Friday, 23 December 2011

Kalin: The Dumarest Saga Book 4, by E.C. Tubb - reviewed by Stephen Theaker

The format of the Dumarest books is perhaps ideal for a long-running series. Earl Dumarest is searching for Earth, travelling from one planet to another, sometimes in time-dilated luxury, the next in frozen popsicle coach. On each world he has two goals: to find clues to Earth’s location, and to raise enough money to buy a ticket for the next hop. Each planet has its own cast of characters, its own particular challenges. That means you can pick up any in the series without struggling to follow continuity: any of the four books I’ve read in the series could have stood as the first.

Having said that, Kalin is something of a format breaker, in that it sees Dumarest - and Kalin, his companion on this adventure - travelling between planets mid-book. It begins on Logis, with the Bloodtime imminent. Seeing an attractive girl chased by a “yammering, screaming mob” giving legal vent to a year’s frustrations, Dumarest dives into the fight, snaps some bones, buys her a ticket and gets her back to the apparent safety of the spaceship, where they begin to fall in love. A pair of saboteurs provide Dumarest with more opportunity for action, but ultimately cause our heroes to be stranded on a dead-end world.

Chron is Dumarest’s nightmare: a planet where there’s no chance of making enough money to leave. Will Dumarest’s courage, toughness and sense of honour be enough to save them? Well, there’s another couple of dozen books in the series, so what do you think? What’s more, he discovers the secret behind Kalin’s unearthly powers and does lots more good fighting (which is what these books are mainly about). He reveals a bit of a sexist streak (“Woman-like, she was indifferent to the comfort of others when a problem filled her mind”), but one imagines Kalin hardly cares about that when he’s working so hard to keep her alive.

Though at times this book surprised me, for example with its thoughts on living in poverty, and the choice between freedom and slavery, it wasn’t exactly brain food; it was exciting, unchallenging and straightforward, and that’s okay. It’s not the only kind of book I like to read, but there’s room for it in my life. The chances are good that I’ll go on to read the rest of the series, if they continue to offer the same kind of pleasures.
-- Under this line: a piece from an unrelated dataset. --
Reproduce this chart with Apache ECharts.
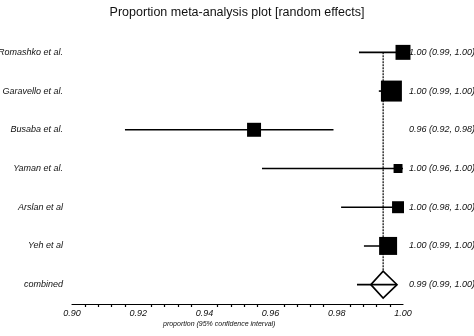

However, there was a huge problem with this edition: it was one of the shoddiest professionally released books I've ever read. It looks like it's been scanned in but not proofed. I won't give many examples, though two dozen are highlighted in my Kindle notes, because it feels wrong to offer free proofreading when the publisher has apparently not bothered to pay anyone to do it. There were two occasions on which characters smacked their hps after eating the last erf their food. If this is representative of the SF Gateway titles, I’ll regret the money I’ve already spent on them.

Kalin: The Dumarest Saga Book 4, by E.C. Tubb. SF Gateway, Kindle, 2747ll.